### What you should do
Copy the records below word for word, from the first line through the line that contains "resp_hi = [-17, -15, 1, -8, 10, -3, -28]", and leave out any pictures.

### Listed records
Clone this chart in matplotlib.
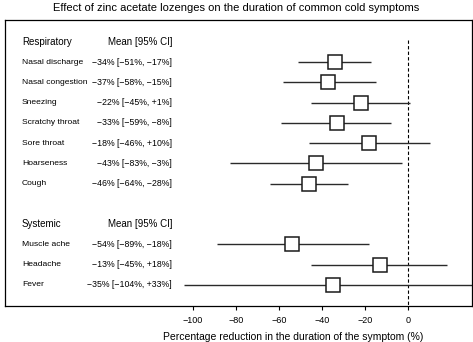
import matplotlib
matplotlib.use("Agg")
import matplotlib.pyplot as plt
import matplotlib.transforms as mtransforms

plt.rcParams['font.family'] = ['Liberation Sans', 'DejaVu Sans']

resp_names = ["Nasal discharge", "Nasal congestion", "Sneezing", "Scratchy throat",
              "Sore throat", "Hoarseness", "Cough"]
resp_mean = [-34, -37, -22, -33, -18, -43, -46]
resp_lo = [-51, -58, -45, -59, -46, -83, -64]
resp_hi = [-17, -15, 1, -8, 10, -3, -28]

sys_names = ["Muscle ache", "Headache", "Fever"]
sys_mean = [-54, -13, -35]
sys_lo = [-89, -45, -104]
sys_hi = [-18, 18, 33]

xticks = [-100, -80, -60, -40, -20, 0]

def fmt(v, signed=False):
    if v < 0:
        return "\u2212%d%%" % abs(v)
    return ("+%d%%" % v) if signed else ("%d%%" % v)

fig = plt.figure(figsize=(4.73, 3.42), dpi=100)
ax = fig.add_axes([5/473, 1-306/342, (471.7-5)/473, (306-20)/342])

xl, xr = (5-408)/2.15, (471.7-408)/2.15
ax.set_xlim(xl, xr)
ax.set_ylim(13.04, -1.086)

label_x = (22-408)/2.15
ci_x = (172-408)/2.15

groups = [("Respiratory", 0, resp_names, resp_mean, resp_lo, resp_hi),
          ("Systemic", 9, sys_names, sys_mean, sys_lo, sys_hi)]
col = "#2a2a2a"
for title, start, names, means, los, his in groups:
    ax.text(label_x, start, title, fontsize=7.0, ha='left', va='center')
    ax.text(ci_x, start, "Mean [95% CI]", fontsize=7.0, ha='right', va='center')
    for i, (n, m, lo, hi) in enumerate(zip(names, means, los, his)):
        y = start + 1 + i
        ax.text(label_x, y, n, fontsize=6.1, ha='left', va='center')
        ax.text(ci_x, y, "%s [%s, %s]" % (fmt(m), fmt(lo, True), fmt(hi, True)),
                fontsize=6.3, ha='right', va='center')
        ax.plot([lo, hi], [y, y], color=col, lw=1.0, solid_capstyle='butt', zorder=2)
        ax.plot([m], [y], marker='s', ms=9.8, mfc='white', mec='#1a1a1a', mew=1.1,
                ls='none', zorder=3)

ax.plot([0, 0], [-0.1, 13.04], color='black', lw=0.8, ls=(0, (3, 2)), zorder=1)

ax.set_yticks([])
ax.set_xticks(xticks)
ax.set_xticklabels([("\u2212%d" % abs(t)) if t < 0 else "%d" % t for t in xticks], fontsize=6.5)
ax.tick_params(axis='x', direction='out', length=3, width=0.8, pad=4)
for s in ax.spines.values():
    s.set_linewidth(0.9)

trans = mtransforms.blended_transform_factory(ax.transData, fig.transFigure)
fig.text((293-408)/2.15, 1-336.5/342, "Percentage reduction in the duration of the symptom (%)",
         fontsize=7.5, ha='center', va='center', transform=trans)
fig.suptitle("Effect of zinc acetate lozenges on the duration of common cold symptoms",
             fontsize=8, y=1-8/342, va='center')

fig.savefig("out.png", dpi=100)
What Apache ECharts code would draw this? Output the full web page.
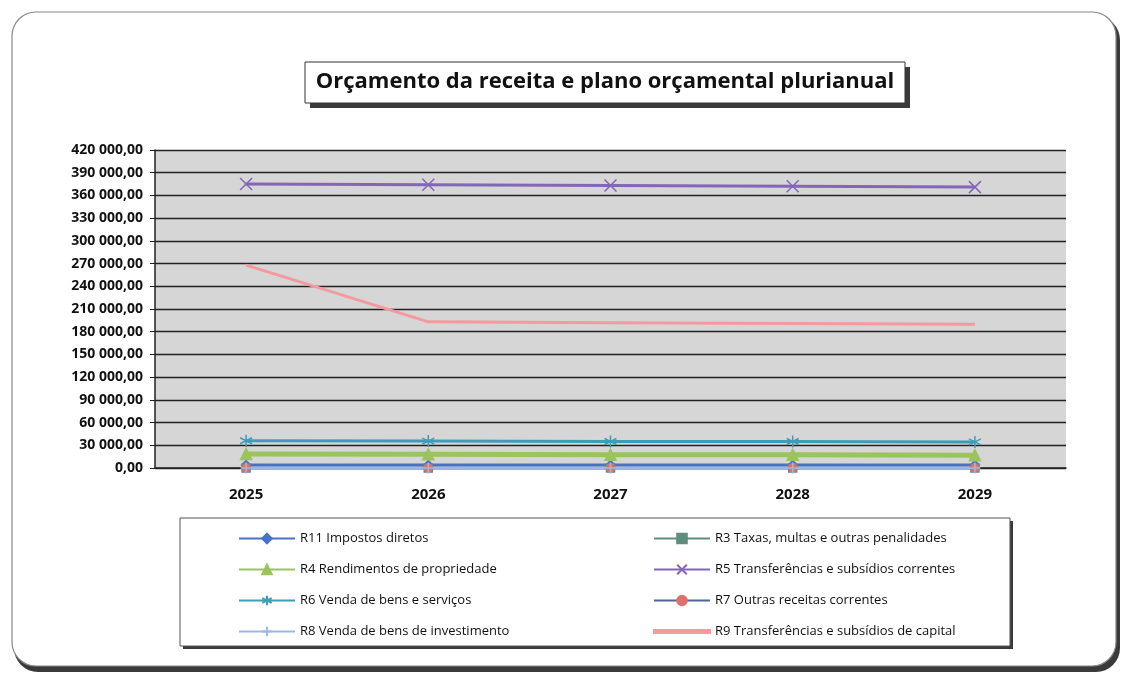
<!DOCTYPE html>
<html>
<head>
<meta charset="utf-8">
<script src="https://cdn.jsdelivr.net/npm/echarts@6/dist/echarts.min.js"></script>
<style>
  html, body { margin: 0; padding: 0; background: #fff; }
  #main { width: 1127px; height: 677px; }
</style>
</head>
<body>
<div id="main"></div>
<script>
// anos do plano
var anos = ['2025', '2026', '2027', '2028', '2029'];

// valores
var r11 = [4000, 4000, 4000, 4000, 4000];
var r3 = [0, 0, 0, 0, 0];
var r4 = [18500, 18000, 17500, 17500, 17000];
var r5 = [375000, 374000, 373000, 372000, 371000];
var r6 = [36000, 35500, 35000, 35000, 34500];
var r7 = [0, 0, 0, 0, 0];
var r8 = [0, 0, 0, 0, 0];
var r9 = [268000, 193000, 192000, 191000, 190000];

var yMax = 420000;
var yStep = 30000;

var legendLeft = ['R11 Impostos diretos', 'R4 Rendimentos de propriedade', 'R6 Venda de bens e serviços', 'R8 Venda de bens de investimento'];
var legendRight = ['R3 Taxas, multas e outras penalidades', 'R5 Transferências e subsídios correntes', 'R7 Outras receitas correntes', 'R9 Transferências e subsídios de capital'];

function fmt(v) {
    var s = String(Math.round(v));
    s = s.replace(/\B(?=(\d{3})+(?!\d))/g, ' ');
    return s + ',00';
}

var chart = echarts.init(document.getElementById('main'));

function serie(name, data, color, symbol, size, width, markerColor) {
    return {
        name: name,
        type: 'line',
        data: data,
        symbol: symbol,
        symbolSize: size,
        showSymbol: size > 0,
        lineStyle: { color: color, width: width },
        itemStyle: {
            color: markerColor || color,
            borderColor: markerColor || color,
            borderWidth: 1.5
        },
        z: 3
    };
}

var xSym = 'path://M0,0L10,10M0,10L10,0';
var starSym = 'path://M5,0L5,10M0,2.5L10,7.5M0,7.5L10,2.5';
var plusSym = 'path://M5,0L5,10M0,5L10,5';

var font = '"Open Sans", "Noto Sans", sans-serif';

// R9 sem marcador: na legenda só a linha
var legendRightData = legendRight.map(function (n, i) {
    return i === 3 ? { name: n, icon: 'path://M0,0h56v3h-56z' } : n;
});

var option = {
    backgroundColor: '#ffffff',
    animation: false,
    textStyle: { fontFamily: font },
    graphic: [
        // moldura exterior
        { type: 'rect', shape: { x: 14, y: 16, width: 1106, height: 656, r: 24 },
          style: { fill: '#3a3a3a' }, z: -12 },
        { type: 'rect', shape: { x: 12, y: 12, width: 1104, height: 654, r: 24 },
          style: { fill: '#fff', stroke: '#888', lineWidth: 1.2 }, z: -11 },
        // caixa do título
        { type: 'rect', shape: { x: 310, y: 67, width: 600, height: 41 },
          style: { fill: '#3a3a3a' }, z: -9 },
        { type: 'rect', shape: { x: 305, y: 62, width: 600, height: 41 },
          style: { fill: '#fff', stroke: '#333', lineWidth: 1 }, z: -8 },
        // caixa da legenda
        { type: 'rect', shape: { x: 183, y: 521, width: 830, height: 128 },
          style: { fill: '#3a3a3a' }, z: -7 },
        { type: 'rect', shape: { x: 180, y: 518, width: 830, height: 128 },
          style: { fill: '#fff', stroke: '#555', lineWidth: 1 }, z: -6 }
    ],
    title: {
        text: 'Orçamento da receita e plano orçamental plurianual',
        left: 605,
        top: 82,
        textAlign: 'center',
        textVerticalAlign: 'middle',
        padding: 0,
        textStyle: { fontSize: 22, fontWeight: 'bold', color: '#111', fontFamily: font }
    },
    legend: [{
        data: legendLeft,
        orient: 'vertical',
        left: 233,
        top: 527,
        itemWidth: 56,
        itemHeight: 12,
        itemGap: 18,
        textStyle: { fontSize: 13, color: '#111' }
    }, {
        data: legendRightData,
        orient: 'vertical',
        left: 648,
        top: 527,
        itemWidth: 56,
        itemHeight: 12,
        itemGap: 18,
        textStyle: { fontSize: 13, color: '#111' }
    }],
    grid: {
        left: 155,
        right: 61,
        top: 150,
        bottom: 209,
        show: true,
        backgroundColor: '#d6d6d6',
        borderWidth: 0
    },
    xAxis: {
        type: 'category',
        data: anos,
        boundaryGap: true,
        axisLine: { lineStyle: { color: '#222', width: 1.5 } },
        axisTick: { show: false },
        axisLabel: { fontSize: 15, fontWeight: 'bold', color: '#111', margin: 19 }
    },
    yAxis: {
        type: 'value',
        min: 0,
        max: yMax,
        interval: yStep,
        axisLine: { show: true, lineStyle: { color: '#222', width: 1.5 } },
        axisTick: { show: true, length: 5, lineStyle: { color: '#222' } },
        splitLine: { lineStyle: { color: '#222', width: 1.3 } },
        axisLabel: { fontSize: 14, fontWeight: 'bold', color: '#111', margin: 12, formatter: fmt }
    },
    series: [
        serie(legendLeft[0], r11, '#4a72c4', 'diamond', 9, 3),
        serie(legendRight[0], r3, '#5f8f7c', 'rect', 8, 2),
        serie(legendLeft[1], r4, '#9bc35e', 'triangle', 11, 5),
        serie(legendRight[1], r5, '#8466b8', xSym, 12, 3),
        serie(legendLeft[2], r6, '#3d9db8', starSym, 12, 3),
        serie(legendRight[2], r7, '#4f6497', 'circle', 8, 3, '#e0706a'),
        serie(legendLeft[3], r8, '#9db8e6', plusSym, 11, 3),
        serie(legendRight[3], r9, '#f49a9e', 'circle', 0, 3)
    ]
};

chart.setOption(option);
</script>
</body>
</html>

### Expected output
Clone this chart in matplotlib.
import matplotlib
matplotlib.use("Agg")
import matplotlib.pyplot as plt
import matplotlib.transforms as mtransforms

plt.rcParams['font.family'] = ['Liberation Sans', 'DejaVu Sans']

resp_names = ["Nasal discharge", "Nasal congestion", "Sneezing", "Scratchy throat",
              "Sore throat", "Hoarseness", "Cough"]
resp_mean = [-34, -37, -22, -33, -18, -43, -46]
resp_lo = [-51, -58, -45, -59, -46, -83, -64]
resp_hi = [-17, -15, 1, -8, 10, -3, -28]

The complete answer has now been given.